A.B. Harding, who is now a resident of Odebolt (1938) was the first rural mail carrier.  At present three routes run out of the local post office covering an approximate mileage of 90 miles.  J.H. Hansen, Otto Wegener and Russell Kennedy are the regular carriers.  Mrs. Esther Larson is substitute carrier.

Rural Mail Carriers

from "As Time Goes By", 1877-1977 Odebolt, Iowa Centennial book, 
printed by The Odebolt Chronicle, May 1977 

A. B. Harding (1901)
J.H. Hanson
Otto Wegener
Russell Kennedy (over 30 years)
Lyle Gronemeyer
Frank Mattes
Earl Rex
Roland Talcot (of Kiron)
Mrs. Esther Larson (substituted)
Norman Oxendale, subs.
Niles Meltesen, subs.
Darrell Noll (Arthur) subs.

 

Postmasters

The following have served as postmasters:  Ward Van Duesen, F.R. Bennett, F.P. Motie, Walter E. Matthews, Mrs. Walter E. Matthews, W. W. Shanks, W. N. Oursler, John R. Mattes, O.W. Larson and Earle F. Rex.

The present (1938) force consists of Earle F. Rex, postmaster; H.E. McBride and J.C. Barkley, regular clerks, and Wayne Stratton, substitute.

 

Horan Hauled Mail From Denison in Many Years Ago
Roads were Merely Worn Paths Across the Prairie

(Source:  "Fifty Years of Progress"; The Odebolt Chronicle,
 Vol. 51, Number 31, Thursday, August 25, 1938)

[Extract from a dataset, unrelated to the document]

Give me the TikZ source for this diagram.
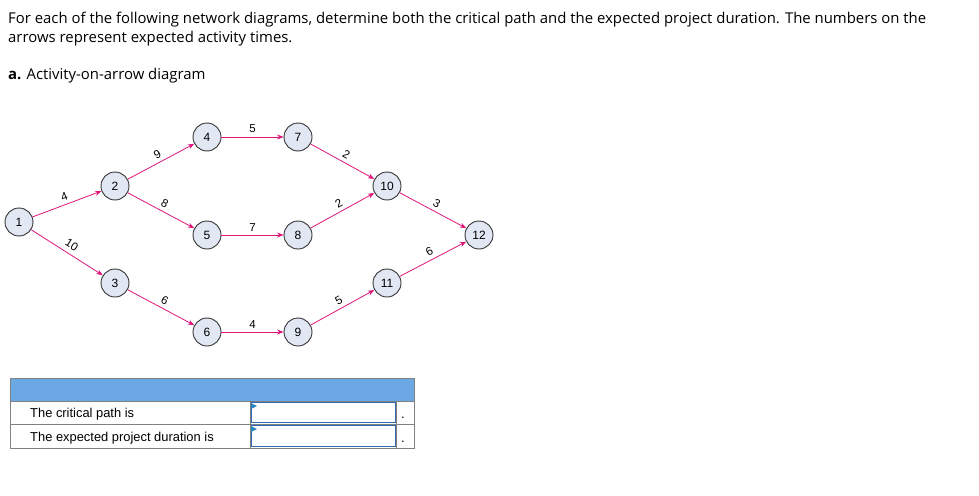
\documentclass[tikz,border=0pt]{standalone}
\usepackage{fontspec}
\setmainfont{Open Sans}
\newfontfamily\arialfont{Liberation Sans}
\usetikzlibrary{arrows.meta, positioning}
\definecolor{arrowcol}{RGB}{222,22,122}
\definecolor{nodecol}{RGB}{226,231,244}
\definecolor{headcol}{RGB}{108,168,228}
\definecolor{boxcol}{RGB}{52,104,176}
\definecolor{gridcol}{RGB}{128,128,128}

\begin{document}
\begin{tikzpicture}[x=1pt,y=-1pt,
    event/.style={circle,draw=black!80,line width=0.9pt,fill=nodecol,minimum size=28pt,inner sep=0pt,font=\arialfont\fontsize{12}{14}\selectfont},
    act/.style={draw=arrowcol,line width=0.8pt,-{Stealth[length=6.5pt,width=5pt]}},
    dur/.style={font=\arialfont\fontsize{11.5}{13}\selectfont,inner sep=3.5pt},
    qtext/.style={font=\fontsize{14.9}{17}\selectfont,anchor=base west,inner sep=0pt},
    rowtext/.style={font=\arialfont\fontsize{12.9}{15}\selectfont,anchor=base west,inner sep=0pt}]
    \useasboundingbox (0,0) rectangle (979,495);
    % question text
    \node[qtext] (q1) at (8,24) {For each of the following network diagrams, determine both the critical path and the expected project duration. The numbers on the};
    \node[qtext] (q2) at (8,43) {arrows represent expected activity times.};
    \node[qtext] (q3) at (8,79) {\textbf{a.} Activity-on-arrow diagram};
    % events
    \node[event] (n1) at (19,222) {1};
    \node[event] (n2) at (115,186) {2};
    \node[event] (n3) at (115,283) {3};
    \node[event] (n4) at (207,137) {4};
    \node[event] (n5) at (207,235) {5};
    \node[event] (n6) at (207,332) {6};
    \node[event] (n7) at (298,137) {7};
    \node[event] (n8) at (298,235) {8};
    \node[event] (n9) at (298,332) {9};
    \node[event] (n10) at (387,186) {10};
    \node[event] (n11) at (387,283) {11};
    \node[event] (n12) at (479,235) {12};
    % activities
    \draw[act] (n1) -- node[dur,sloped,above]{4} (n2);
    \draw[act] (n1) -- node[dur,sloped,above,inner sep=4.5pt]{10} (n3);
    \draw[act] (n2) -- node[dur,sloped,above]{9} (n4);
    \draw[act] (n2) -- node[dur,sloped,above]{8} (n5);
    \draw[act] (n3) -- node[dur,sloped,above]{6} (n6);
    \draw[act] (n4) -- node[dur,above]{5} (n7);
    \draw[act] (n5) -- node[dur,above]{7} (n8);
    \draw[act] (n6) -- node[dur,above]{4} (n9);
    \draw[act] (n7) -- node[dur,sloped,above]{2} (n10);
    \draw[act] (n8) -- node[dur,sloped,above]{2} (n10);
    \draw[act] (n9) -- node[dur,sloped,above]{5} (n11);
    \draw[act] (n10) -- node[dur,sloped,above]{3} (n12);
    \draw[act] (n11) -- node[dur,sloped,above]{6} (n12);
    % answer table
    \fill[headcol] (10,378) rectangle (414,401);
    \draw[gridcol] (10,378) rectangle (414,448);
    \draw[gridcol] (10,401) -- (414,401);
    \draw[gridcol] (10,424) -- (414,424);
    \draw[gridcol] (250,401) -- (250,448);
    \draw[gridcol] (396,401) -- (396,448);
    \node[rowtext] (r1) at (30,417) {The critical path is};
    \node[rowtext] (r2) at (30,441) {The expected project duration is};
    \draw[boxcol,thick] (251.5,402.5) rectangle (395.5,422.5);
    \draw[boxcol,thick] (251.5,425.5) rectangle (395.5,446.5);
    \fill[boxcol!80!cyan] (251,403) -- (257,406) -- (251,409) -- cycle;
    \fill[boxcol!80!cyan] (251,426) -- (257,429) -- (251,432) -- cycle;
    \node[rowtext] (d1) at (401,418) {.};
    \node[rowtext] (d2) at (401,442) {.};
\end{tikzpicture}
\end{document}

One of the men of this locality who has seen the community grow and develop from the early days is W.H. Horan, who resides at the west edge of town.  Mr. Horan's father began in the livery barn business in the very early days of Odebolt.  In connection with the livery barn he accepted the duty of hauling mail from Denison to Odebolt.  This task was undertaken by "Bill", his son, and a short time later Frank, a younger brother, was commissioned to make the trip.

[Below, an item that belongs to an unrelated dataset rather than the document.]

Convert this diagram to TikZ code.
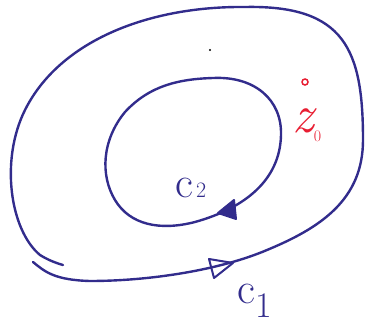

It was necessary to rise early and be on the road by seven o'clock, and if the driver had good luck he would be in Denison by 12 o'clock.  After a two hour rest it would be time for the return trip.

According to Mr. Horan:  "It wasn't the bad winters that we minded so much; it was the spring mud that gave us the trouble."  He began hauling mail in 1882 and hauled for six years and five months.  For the first three years of this time there was practically little grading done on the roads.  The roads were merely worn paths across the prairie, hardened by the horses' hooves and the wheels of the vehicles.  Four horses were needed to pull the heavy wagon over these rough, boggy roads.

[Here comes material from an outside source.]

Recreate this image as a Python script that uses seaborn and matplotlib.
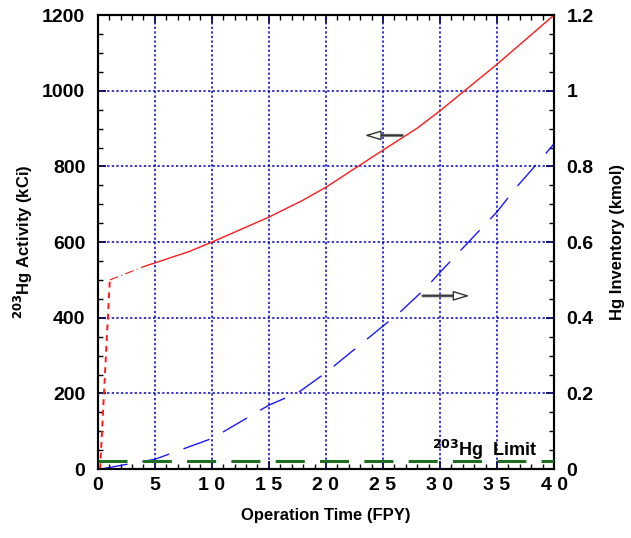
import numpy as np
import pandas as pd
import matplotlib
matplotlib.use("Agg")
import matplotlib.pyplot as plt
from matplotlib.ticker import MultipleLocator, FixedLocator, FixedFormatter
import seaborn as sns

# 203Hg activity (kCi) versus operation time (FPY)
rise_fpy = [0.2, 1.05]
rise_kci = [0.0, 500.0]
ramp_fpy = [1.05, 4.0]
ramp_kci = [500.0, 535.0]
act_fpy = [4.0, 5.0, 8.0, 10.0, 15.0, 18.0, 20.0, 25.0, 28.0, 30.0, 35.0, 40.0]
act_kci = [535.0, 545.0, 575.0, 600.0, 666.0, 711.0, 745.0, 843.0, 901.0, 947.0, 1070.0, 1200.0]

# Hg inventory (kmol) versus operation time (FPY)
inv_fpy = [0.2, 5.0, 10.0, 15.0, 17.6, 20.0, 25.0, 26.5, 28.8, 30.0, 33.5, 35.0, 36.7, 38.8, 40.0]
inv_kmol = [0.0, 0.026, 0.081, 0.169, 0.203, 0.255, 0.378, 0.415, 0.48, 0.52, 0.632, 0.68, 0.745, 0.817, 0.86]

# Activity limit
limit_kci = 22.0

x_ticks = [0, 5, 10, 15, 20, 25, 30, 35, 40]
x_tick_labels = ["0", "5", "1 0", "1 5", "2 0", "2 5", "3 0", "3 5", "4 0"]
left_ticks = [0, 200, 400, 600, 800, 1000, 1200]
right_ticks = [0, 0.2, 0.4, 0.6, 0.8, 1.0, 1.2]
right_tick_labels = ["0", "0.2", "0.4", "0.6", "0.8", "1", "1.2"]

sns.set_style("white")
plt.rcParams["font.family"] = ["Liberation Sans", "DejaVu Sans"]
plt.rcParams["font.weight"] = "bold"
plt.rcParams["text.color"] = "black"
plt.rcParams["axes.labelcolor"] = "black"
plt.rcParams["xtick.color"] = "black"
plt.rcParams["ytick.color"] = "black"

fig = plt.figure(figsize=(6.31, 5.38), dpi=100)
ax = fig.add_axes([0.155, 0.128, 0.723, 0.844])
ax2 = ax.twinx()

red = "#ff1a1a"
blue = "#1a1aff"
green = "#1f6e1f"

sns.lineplot(x=rise_fpy, y=rise_kci, ax=ax, color=red, lw=1.4,
             linestyle=(0, (3, 2.5)), estimator=None, sort=False)
sns.lineplot(x=ramp_fpy, y=ramp_kci, ax=ax, color=red, lw=0.8,
             linestyle=(0, (8, 3, 1, 3)), estimator=None, sort=False)
sns.lineplot(x=act_fpy, y=act_kci, ax=ax, color=red, lw=1.0,
             estimator=None, sort=False)

ax.axhline(limit_kci, color=green, lw=2.2, linestyle=(0, (9.5, 5.0)), zorder=3)

sns.lineplot(x=inv_fpy, y=inv_kmol, ax=ax2, color=blue, lw=1.0,
             linestyle=(0, (20, 11)), estimator=None, sort=False)

ax.set_xlim(0, 40)
ax.set_ylim(0, 1200)
ax2.set_ylim(0, 1.2)

# grid on the major ticks
for xv in x_ticks[1:-1]:
    ax.axvline(xv, color="#0000cc", lw=1.1, linestyle=(0, (1.5, 1.5)), zorder=1)
for yv in left_ticks[1:-1]:
    ax.axhline(yv, color="#0000cc", lw=1.1, linestyle=(0, (1.5, 1.5)), zorder=1)

ax.xaxis.set_major_locator(FixedLocator(x_ticks))
ax.xaxis.set_major_formatter(FixedFormatter(x_tick_labels))
ax.xaxis.set_minor_locator(MultipleLocator(1))
ax.yaxis.set_major_locator(FixedLocator(left_ticks))
ax.yaxis.set_minor_locator(MultipleLocator(50))
ax2.yaxis.set_major_locator(FixedLocator(right_ticks))
ax2.yaxis.set_major_formatter(FixedFormatter(right_tick_labels))
ax2.yaxis.set_minor_locator(MultipleLocator(0.05))

ax.tick_params(axis="x", which="both", direction="in", top=True, bottom=True,
               labelsize=14, pad=6)
ax.tick_params(axis="y", which="both", direction="in", left=True, right=False,
               labelsize=14, pad=9)
ax2.tick_params(axis="y", which="both", direction="in", right=True,
                labelsize=14, pad=9)
for a in (ax, ax2):
    a.tick_params(which="major", length=6, width=1.2, color="black",
                  labelcolor="black")
    a.tick_params(which="minor", length=3.5, width=1.0, color="black")
    for sp in a.spines.values():
        sp.set_color("black")
        sp.set_linewidth(1.5)
        sp.set_visible(True)
for lab in ax.get_xticklabels() + ax.get_yticklabels() + ax2.get_yticklabels():
    lab.set_fontweight("bold")

ax.set_xlabel("Operation Time (FPY)", fontsize=12, fontweight="bold",
              labelpad=10, color="black")
ax.set_ylabel("$\\mathbf{^{203}}$Hg Activity (kCi)", fontsize=12,
              fontweight="bold", labelpad=5, color="black")
ax2.set_ylabel("Hg Inventory (kmol)", fontsize=12, fontweight="bold",
               labelpad=12, color="black")

# direction arrows pointing at each curve's axis: grey shaft, open head
for tip, tail, yv in [(23.4, 26.7, 882), (32.6, 28.5, 458)]:
    ax.annotate("", xy=(tip, yv), xytext=(tail, yv),
                arrowprops=dict(arrowstyle="-", lw=2.2, color="#777777",
                                shrinkA=0, shrinkB=9), zorder=5)
    ax.annotate("", xy=(tip, yv), xytext=(tail, yv),
                arrowprops=dict(arrowstyle="-|>,head_length=1.0,head_width=0.3",
                                lw=1.0, fc="white", ec="#333333",
                                shrinkA=0, shrinkB=0), zorder=6)

ax.text(29.3, 34, "$\\mathbf{^{203}}$Hg  Limit", fontsize=13,
        fontweight="bold", ha="left", va="baseline", zorder=6, color="black")

ax.set_zorder(ax2.get_zorder() + 1)
ax.patch.set_visible(False)

fig.savefig("out.png", dpi=100, facecolor="white")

Aside from the regular mail that was hauled, many people depended upon this mail route as a regular means for passenger service.  It was not uncommon to carry several passengers along with their luggage when making the trip.

Perhaps no one in the community realizes more and appreciates the changes in the methods of travel from the past to the present than Mr. Horan.